Sunday, October 22, 2017


Trauma begets kidlit classic in lovely Goodbye Christopher Robin

A few weeks ago, I was ranting about biographical movies that commit a sin of admission —unable to be selective about the facts of a person's real life, they let the point of the movie drown in too many details.

But, in telling a story about A. A. Milne, author of the beloved Winnie the Pooh children's books, director Simon Curtis gets it right.

He chooses one aspect of Milne's life and career to focus on, and follows through to its conclusion. A larger picture of Milne and his era emerges along the way, but it never distracts from the emotional core of Curtis' very poignant film.

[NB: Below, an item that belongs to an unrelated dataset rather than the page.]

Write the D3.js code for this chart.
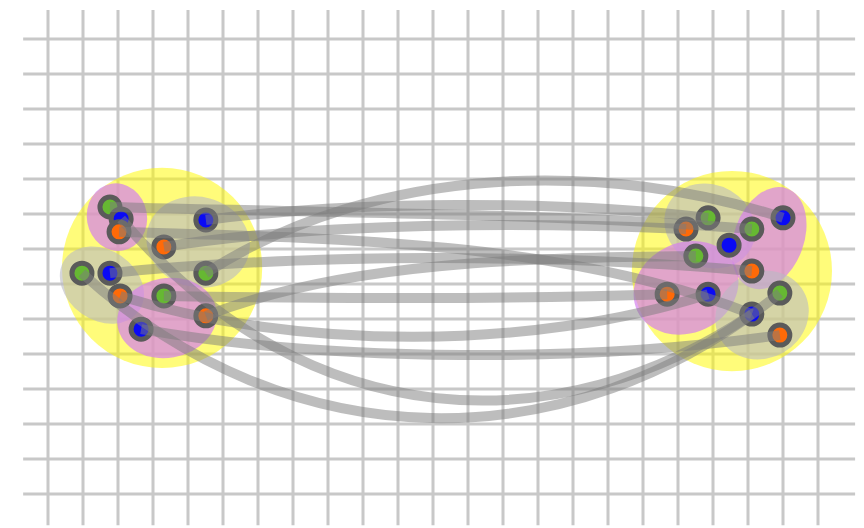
<!DOCTYPE html>
<html><head><meta charset="utf-8">
<script src="https://cdn.jsdelivr.net/npm/d3@7"></script>
<style>html,body{margin:0;padding:0;background:#fff}svg{display:block}</style>
</head><body><svg id="chart" width="864" height="528"></svg>
<script>
// ---- grid (in grid units) ----
const gridCols = d3.range(0, 23);
const gridRows = d3.range(0, 14);
const gridColSpan = [-0.83, 13.89];
const gridRowSpan = [-0.71, 23.06];

// ---- nodes (grid units) ----
const nodeCategories = ["green", "blue", "orange"];
const nodeX = [1.77, 2.09, 2.03, 3.31, 4.51, 4.51, 0.97, 1.77, 2.06, 3.31, 4.51, 2.66,
               21.0, 18.86, 18.23, 20.11, 19.46, 18.51, 20.11, 17.69, 18.86, 20.91, 20.11, 20.91];
const nodeY = [4.80, 5.14, 5.51, 5.94, 5.17, 6.69, 6.69, 6.69, 7.34, 7.34, 7.91, 8.29,
               5.11, 5.11, 5.43, 5.43, 5.89, 6.20, 6.63, 7.29, 7.29, 7.26, 7.86, 8.46];
const nodeCat = ["green", "blue", "orange", "orange", "blue", "green", "green", "blue", "orange", "green", "orange", "blue",
                 "blue", "green", "orange", "green", "blue", "green", "orange", "orange", "blue", "green", "blue", "orange"];

// ---- links: source index, target index, curve depth (y at middle, grid units) ----
const linkSource = [5, 4, 0, 3, 2, 10, 7, 9, 8, 11, 1, 6];
const linkTarget = [12, 13, 15, 14, 22, 17, 18, 19, 20, 23, 22, 21];
const linkMid = [4.09, 4.74, 5.0, 5.34, 5.94, 6.46, 6.26, 7.4, 8.51, 9.03, 10.26, 10.83];

// ---- groups (hulls): cx, cy, rx, ry, rotation, kind ----
const hullCX = [3.26, 1.97, 4.29, 1.54, 3.40, 19.54, 18.91, 20.60, 18.23, 20.40];
const hullCY = [6.54, 5.09, 5.80, 7.03, 7.97, 6.63, 5.34, 5.69, 7.11, 7.89];
const hullRX = [2.86, 0.86, 1.49, 1.29, 1.43, 2.86, 1.34, 1.00, 1.54, 1.37];
const hullRY = [2.86, 0.97, 1.29, 1.00, 1.14, 2.86, 1.17, 1.51, 1.29, 1.23];
const hullRot = [0, -10, 15, 35, -10, 0, 30, 20, -25, -30];
const hullKind = ["outer", "pink", "gray", "gray", "pink", "outer", "gray", "pink", "pink", "gray"];

const W = 864, H = 528;
const x = d3.scaleLinear().domain([0, 22]).range([48, 818]);
const y = d3.scaleLinear().domain([0, 13]).range([39, 494]);
const unit = x(1) - x(0);

const color = d3.scaleOrdinal().domain(nodeCategories).range(["#66b832", "#0a0af5", "#ff6a08"]);
const hullFill = d3.scaleOrdinal().domain(["outer", "pink", "gray"])
  .range(["rgba(255,250,0,0.52)", "rgba(212,128,236,0.7)", "rgba(185,185,195,0.6)"]);

const svg = d3.select("#chart");

// grid
const g0 = svg.append("g").attr("stroke", "#c8c8c8").attr("stroke-width", 3);
g0.selectAll("line.h").data(gridRows).join("line").attr("class", "h")
  .attr("x1", x(gridRowSpan[0])).attr("x2", x(gridRowSpan[1]))
  .attr("y1", d => y(d)).attr("y2", d => y(d));
g0.selectAll("line.v").data(gridCols).join("line").attr("class", "v")
  .attr("x1", d => x(d)).attr("x2", d => x(d))
  .attr("y1", y(gridColSpan[0])).attr("y2", y(gridColSpan[1]));

// hulls
const hulls = hullCX.map((cx, i) => ({cx, cy: hullCY[i], rx: hullRX[i], ry: hullRY[i], rot: hullRot[i], kind: hullKind[i]}));
svg.append("g").selectAll("ellipse").data(hulls).join("ellipse")
  .attr("transform", d => `translate(${x(d.cx)},${y(d.cy)}) rotate(${d.rot})`)
  .attr("rx", d => d.rx * unit).attr("ry", d => d.ry * unit)
  .attr("fill", d => hullFill(d.kind));

// nodes
const nodes = nodeX.map((v, i) => ({x: x(v), y: y(nodeY[i]), cat: nodeCat[i]}));
svg.append("g").selectAll("circle").data(nodes).join("circle")
  .attr("cx", d => d.x).attr("cy", d => d.y).attr("r", 10)
  .attr("fill", d => color(d.cat)).attr("stroke", "#5a5a5a").attr("stroke-width", 5);

// links
const links = linkSource.map((s, i) => ({s: nodes[s], t: nodes[linkTarget[i]], m: y(linkMid[i])}));
function linkPath(d) {
  const p = d3.path();
  const c = (8 * d.m - d.s.y - d.t.y) / 6;
  const k = 0.3 * (d.t.x - d.s.x);
  p.moveTo(d.s.x, d.s.y);
  p.bezierCurveTo(d.s.x + k, c, d.t.x - k, c, d.t.x, d.t.y);
  return p.toString();
}
svg.append("g").selectAll("path").data(links).join("path")
  .attr("d", linkPath).attr("fill", "none")
  .attr("stroke", "#7c7c7c").attr("stroke-opacity", 0.5).attr("stroke-width", 10);
</script></body></html>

Curtis has impressive credentials for translating real-life stories to film (My Week With Marilyn; Woman In Gold). Working from a thoughtful script by veteran Frank Cottrell Boyce and Simon Vaughan, Curtis crafts a gentle-spirited movie around a serious theme: how Milne's harrowing experiences in the First World War drove him to create the healing fantasy of Winnie the Pooh, inspired by his little son and his toy animals. Serious too is the minor theme: the effect of worldwide fame on a 6-year-old boy.

Gleeson, Tilston, and furry friends: imagination heals
In Jazz Age London, Alan Milne (Domhnall Gleeson) is a writer of frothy stage comedies who's finding it hard to adjust to his old life after a tour of duty in the trenches of France. He keeps having devastating flashbacks to the battlefield — whenever a champagne cork pops, for instance, or a car backfires.

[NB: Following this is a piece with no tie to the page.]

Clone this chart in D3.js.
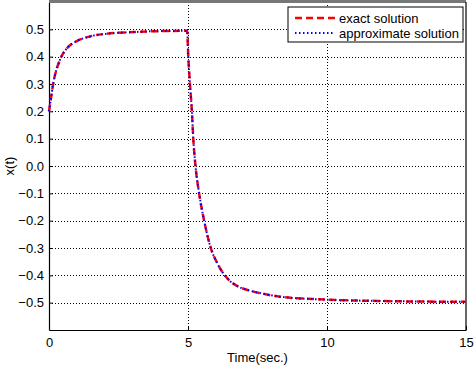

After enduring the birth of their son, Christopher Robin, is social-butterfly wife, Daphne (Margot Robbie), is eager to resume their usual round of parties and opening nights.

But Alan finds London too disturbing, and shocks his wife by moving the family, along with Olive (the always endearing Kelly Macdonald), the young nanny who has raised the boy, to a country house in Sussex, where he hopes to start writing again.

The real-life Milne, Christopher Robin, and Pooh Bear
When Alan is left alone for a few days with 5-year-old Christopher, whom everyone calls Billy (the disarmingly dimpled Will Tilston), wandering the benign, sunlit wood on their property, the two begin to bond.

Although he longs to produce a work that will convince people to abolish war, as they once abolished slavery, Alan gets drawn into the imaginative world Billy creates for his stuffed animals, which jump-starts Alan's own creativity. Winnie the Pooh, Tigger, Eeyore, and Piglet are born.

These lovely scenes between Tilston and Gleeson (reserved at first, then playfully loosening up) are the heart of the movie. The publication and immediate global mania for the Pooh books and poems go by in a fleet montage. (Director Curtis is smart enough to realize that's the part of the story we already know.)

But their father-son relationship is damaged. It's heartbreaking that they can never again regain that golden time when the stories were just for the two of them, before the whole world was watching. (Read more)

How big a global sensation was Winnie the Pooh? Winnie ille Pu was a Latin translation my parents gave me as a high school freshman studying Latin in the '60s — almost 50 years after Milne's book was published. The Tao of Pooh came out in 1982. Needless to say, Pooh, in his original and various spinoff versions, is still in print!